Defendants' Arguments Against Trust Creation
The defendants contended that the agreement did not create a trust and asserted that it only conferred personal contractual rights to Beverly. They argued that the absence of express trust language in the agreement was a critical factor. The defendants maintained that the payments made under the agreement were intended as compensation, not as a reflection of any retained beneficial interest by Beverly. They further emphasized that the provisions related to the sale of the property and the distribution upon death indicated a contractual, rather than a trust-based, relationship.
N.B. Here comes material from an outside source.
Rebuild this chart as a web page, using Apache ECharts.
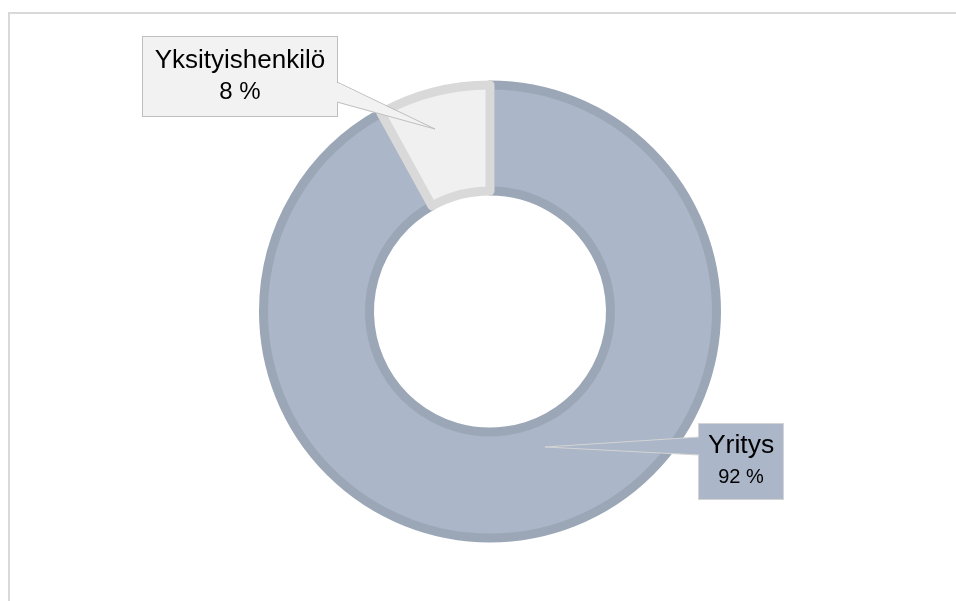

The court considered these arguments but ultimately concluded that the language of the agreement did not support the defendants' position of an absence of contractual rights for Beverly.
Conclusion of the Court
The Court of Chancery of Delaware ultimately denied the defendants' motion for summary judgment, allowing Beverly's contractual claims to proceed. The court emphasized that while the agreement did not create a trust, it nevertheless established enforceable rights for Beverly. The court's decision underscored the importance of the contractual obligations set forth in the agreement, particularly regarding the provision requiring Donald to devise a half-interest in the property upon his death. This ruling allowed for the possibility of a constructive trust to be imposed if the equities warranted such a remedy, thereby keeping Beverly's claims alive for further legal consideration. As a result, the case highlighted the distinction between trust creation and contractual rights in property settlement agreements.